> **Supplied data**:
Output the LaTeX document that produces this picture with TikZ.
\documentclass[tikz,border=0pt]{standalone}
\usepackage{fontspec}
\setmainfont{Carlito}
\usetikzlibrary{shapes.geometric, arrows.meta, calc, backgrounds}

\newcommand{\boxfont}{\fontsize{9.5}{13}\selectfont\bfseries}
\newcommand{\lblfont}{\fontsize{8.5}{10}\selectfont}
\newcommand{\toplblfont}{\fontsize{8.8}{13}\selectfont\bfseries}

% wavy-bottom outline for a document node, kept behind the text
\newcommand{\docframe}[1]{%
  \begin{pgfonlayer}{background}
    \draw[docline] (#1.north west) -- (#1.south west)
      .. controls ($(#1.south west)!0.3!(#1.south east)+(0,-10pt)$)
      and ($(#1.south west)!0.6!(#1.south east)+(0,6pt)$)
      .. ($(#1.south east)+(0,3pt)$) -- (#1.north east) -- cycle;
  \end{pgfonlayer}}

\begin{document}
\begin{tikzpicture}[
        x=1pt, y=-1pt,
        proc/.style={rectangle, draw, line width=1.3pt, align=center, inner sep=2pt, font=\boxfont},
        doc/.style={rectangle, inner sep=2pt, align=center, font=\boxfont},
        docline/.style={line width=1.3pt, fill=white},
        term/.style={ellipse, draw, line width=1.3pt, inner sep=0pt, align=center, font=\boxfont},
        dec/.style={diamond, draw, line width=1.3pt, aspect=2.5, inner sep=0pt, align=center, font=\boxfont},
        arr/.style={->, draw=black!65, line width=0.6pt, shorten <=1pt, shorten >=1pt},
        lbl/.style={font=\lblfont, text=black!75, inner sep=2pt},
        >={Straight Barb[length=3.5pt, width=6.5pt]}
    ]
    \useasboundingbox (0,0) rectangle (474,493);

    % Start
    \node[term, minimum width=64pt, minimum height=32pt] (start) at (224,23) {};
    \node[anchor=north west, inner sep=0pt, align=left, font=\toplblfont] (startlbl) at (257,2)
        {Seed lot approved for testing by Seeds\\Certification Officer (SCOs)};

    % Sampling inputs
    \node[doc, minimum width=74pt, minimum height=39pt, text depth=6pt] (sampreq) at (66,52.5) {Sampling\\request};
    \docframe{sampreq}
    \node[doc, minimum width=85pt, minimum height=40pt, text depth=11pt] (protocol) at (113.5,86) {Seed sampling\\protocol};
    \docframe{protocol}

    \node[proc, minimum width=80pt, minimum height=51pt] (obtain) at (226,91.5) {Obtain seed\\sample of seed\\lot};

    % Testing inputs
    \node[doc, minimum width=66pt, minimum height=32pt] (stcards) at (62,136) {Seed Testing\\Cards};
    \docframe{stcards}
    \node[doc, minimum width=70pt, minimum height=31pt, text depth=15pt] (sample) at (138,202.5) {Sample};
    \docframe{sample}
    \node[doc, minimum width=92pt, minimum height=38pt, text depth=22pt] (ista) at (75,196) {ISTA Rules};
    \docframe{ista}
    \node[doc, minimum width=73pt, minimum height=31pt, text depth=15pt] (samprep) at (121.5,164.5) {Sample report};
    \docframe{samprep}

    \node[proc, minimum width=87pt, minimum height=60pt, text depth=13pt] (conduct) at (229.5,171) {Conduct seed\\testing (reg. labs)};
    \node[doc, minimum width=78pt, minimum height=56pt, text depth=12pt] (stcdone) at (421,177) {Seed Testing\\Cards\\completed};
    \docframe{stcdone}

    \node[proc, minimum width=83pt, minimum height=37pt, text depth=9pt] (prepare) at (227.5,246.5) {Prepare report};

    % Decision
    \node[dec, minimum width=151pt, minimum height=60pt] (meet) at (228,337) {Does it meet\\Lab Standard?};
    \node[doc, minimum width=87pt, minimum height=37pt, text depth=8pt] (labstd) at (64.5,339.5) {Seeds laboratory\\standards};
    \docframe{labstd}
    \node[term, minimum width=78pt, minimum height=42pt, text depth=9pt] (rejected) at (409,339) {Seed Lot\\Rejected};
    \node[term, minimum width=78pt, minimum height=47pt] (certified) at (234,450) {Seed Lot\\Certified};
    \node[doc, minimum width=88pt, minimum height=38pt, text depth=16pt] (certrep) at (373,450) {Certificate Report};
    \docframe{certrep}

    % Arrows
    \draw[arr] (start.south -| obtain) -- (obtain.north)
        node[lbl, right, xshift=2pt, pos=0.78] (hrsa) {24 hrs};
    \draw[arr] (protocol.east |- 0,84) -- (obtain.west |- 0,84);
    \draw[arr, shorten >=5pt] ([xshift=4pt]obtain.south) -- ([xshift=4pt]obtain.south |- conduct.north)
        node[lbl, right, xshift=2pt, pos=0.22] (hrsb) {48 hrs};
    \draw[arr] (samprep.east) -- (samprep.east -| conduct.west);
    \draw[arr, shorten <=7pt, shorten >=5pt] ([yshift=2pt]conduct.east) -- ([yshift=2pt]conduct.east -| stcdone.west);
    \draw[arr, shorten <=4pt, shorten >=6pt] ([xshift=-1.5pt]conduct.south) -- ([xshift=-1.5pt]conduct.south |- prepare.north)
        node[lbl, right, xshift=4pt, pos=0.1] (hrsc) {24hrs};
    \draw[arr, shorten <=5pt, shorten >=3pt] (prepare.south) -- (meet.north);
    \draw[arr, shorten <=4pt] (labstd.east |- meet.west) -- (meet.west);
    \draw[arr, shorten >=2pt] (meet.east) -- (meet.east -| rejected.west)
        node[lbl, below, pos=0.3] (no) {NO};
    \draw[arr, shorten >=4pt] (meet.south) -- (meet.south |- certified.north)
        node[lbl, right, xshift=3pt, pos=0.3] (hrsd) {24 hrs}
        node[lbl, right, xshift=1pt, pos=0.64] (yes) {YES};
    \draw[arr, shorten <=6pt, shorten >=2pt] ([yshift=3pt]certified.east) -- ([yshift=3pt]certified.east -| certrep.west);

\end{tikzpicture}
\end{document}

> **Required task**:
Every line above needs to be retyped exactly.

> **Output of the task**:
Output the LaTeX document that produces this picture with TikZ.
\documentclass[tikz,border=0pt]{standalone}
\usepackage{fontspec}
\setmainfont{Carlito}
\usetikzlibrary{shapes.geometric, arrows.meta, calc, backgrounds}

\newcommand{\boxfont}{\fontsize{9.5}{13}\selectfont\bfseries}
\newcommand{\lblfont}{\fontsize{8.5}{10}\selectfont}
\newcommand{\toplblfont}{\fontsize{8.8}{13}\selectfont\bfseries}

% wavy-bottom outline for a document node, kept behind the text
\newcommand{\docframe}[1]{%
  \begin{pgfonlayer}{background}
    \draw[docline] (#1.north west) -- (#1.south west)
      .. controls ($(#1.south west)!0.3!(#1.south east)+(0,-10pt)$)
      and ($(#1.south west)!0.6!(#1.south east)+(0,6pt)$)
      .. ($(#1.south east)+(0,3pt)$) -- (#1.north east) -- cycle;
  \end{pgfonlayer}}

\begin{document}
\begin{tikzpicture}[
        x=1pt, y=-1pt,
        proc/.style={rectangle, draw, line width=1.3pt, align=center, inner sep=2pt, font=\boxfont},
        doc/.style={rectangle, inner sep=2pt, align=center, font=\boxfont},
        docline/.style={line width=1.3pt, fill=white},
        term/.style={ellipse, draw, line width=1.3pt, inner sep=0pt, align=center, font=\boxfont},
        dec/.style={diamond, draw, line width=1.3pt, aspect=2.5, inner sep=0pt, align=center, font=\boxfont},
        arr/.style={->, draw=black!65, line width=0.6pt, shorten <=1pt, shorten >=1pt},
        lbl/.style={font=\lblfont, text=black!75, inner sep=2pt},
        >={Straight Barb[length=3.5pt, width=6.5pt]}
    ]
    \useasboundingbox (0,0) rectangle (474,493);

    % Start
    \node[term, minimum width=64pt, minimum height=32pt] (start) at (224,23) {};
    \node[anchor=north west, inner sep=0pt, align=left, font=\toplblfont] (startlbl) at (257,2)
        {Seed lot approved for testing by Seeds\\Certification Officer (SCOs)};

    % Sampling inputs
    \node[doc, minimum width=74pt, minimum height=39pt, text depth=6pt] (sampreq) at (66,52.5) {Sampling\\request};
    \docframe{sampreq}
    \node[doc, minimum width=85pt, minimum height=40pt, text depth=11pt] (protocol) at (113.5,86) {Seed sampling\\protocol};
    \docframe{protocol}

    \node[proc, minimum width=80pt, minimum height=51pt] (obtain) at (226,91.5) {Obtain seed\\sample of seed\\lot};

    % Testing inputs
    \node[doc, minimum width=66pt, minimum height=32pt] (stcards) at (62,136) {Seed Testing\\Cards};
    \docframe{stcards}
    \node[doc, minimum width=70pt, minimum height=31pt, text depth=15pt] (sample) at (138,202.5) {Sample};
    \docframe{sample}
    \node[doc, minimum width=92pt, minimum height=38pt, text depth=22pt] (ista) at (75,196) {ISTA Rules};
    \docframe{ista}
    \node[doc, minimum width=73pt, minimum height=31pt, text depth=15pt] (samprep) at (121.5,164.5) {Sample report};
    \docframe{samprep}

    \node[proc, minimum width=87pt, minimum height=60pt, text depth=13pt] (conduct) at (229.5,171) {Conduct seed\\testing (reg. labs)};
    \node[doc, minimum width=78pt, minimum height=56pt, text depth=12pt] (stcdone) at (421,177) {Seed Testing\\Cards\\completed};
    \docframe{stcdone}

    \node[proc, minimum width=83pt, minimum height=37pt, text depth=9pt] (prepare) at (227.5,246.5) {Prepare report};

    % Decision
    \node[dec, minimum width=151pt, minimum height=60pt] (meet) at (228,337) {Does it meet\\Lab Standard?};
    \node[doc, minimum width=87pt, minimum height=37pt, text depth=8pt] (labstd) at (64.5,339.5) {Seeds laboratory\\standards};
    \docframe{labstd}
    \node[term, minimum width=78pt, minimum height=42pt, text depth=9pt] (rejected) at (409,339) {Seed Lot\\Rejected};
    \node[term, minimum width=78pt, minimum height=47pt] (certified) at (234,450) {Seed Lot\\Certified};
    \node[doc, minimum width=88pt, minimum height=38pt, text depth=16pt] (certrep) at (373,450) {Certificate Report};
    \docframe{certrep}

    % Arrows
    \draw[arr] (start.south -| obtain) -- (obtain.north)
        node[lbl, right, xshift=2pt, pos=0.78] (hrsa) {24 hrs};
    \draw[arr] (protocol.east |- 0,84) -- (obtain.west |- 0,84);
    \draw[arr, shorten >=5pt] ([xshift=4pt]obtain.south) -- ([xshift=4pt]obtain.south |- conduct.north)
        node[lbl, right, xshift=2pt, pos=0.22] (hrsb) {48 hrs};
    \draw[arr] (samprep.east) -- (samprep.east -| conduct.west);
    \draw[arr, shorten <=7pt, shorten >=5pt] ([yshift=2pt]conduct.east) -- ([yshift=2pt]conduct.east -| stcdone.west);
    \draw[arr, shorten <=4pt, shorten >=6pt] ([xshift=-1.5pt]conduct.south) -- ([xshift=-1.5pt]conduct.south |- prepare.north)
        node[lbl, right, xshift=4pt, pos=0.1] (hrsc) {24hrs};
    \draw[arr, shorten <=5pt, shorten >=3pt] (prepare.south) -- (meet.north);
    \draw[arr, shorten <=4pt] (labstd.east |- meet.west) -- (meet.west);
    \draw[arr, shorten >=2pt] (meet.east) -- (meet.east -| rejected.west)
        node[lbl, below, pos=0.3] (no) {NO};
    \draw[arr, shorten >=4pt] (meet.south) -- (meet.south |- certified.north)
        node[lbl, right, xshift=3pt, pos=0.3] (hrsd) {24 hrs}
        node[lbl, right, xshift=1pt, pos=0.64] (yes) {YES};
    \draw[arr, shorten <=6pt, shorten >=2pt] ([yshift=3pt]certified.east) -- ([yshift=3pt]certified.east -| certrep.west);

\end{tikzpicture}
\end{document}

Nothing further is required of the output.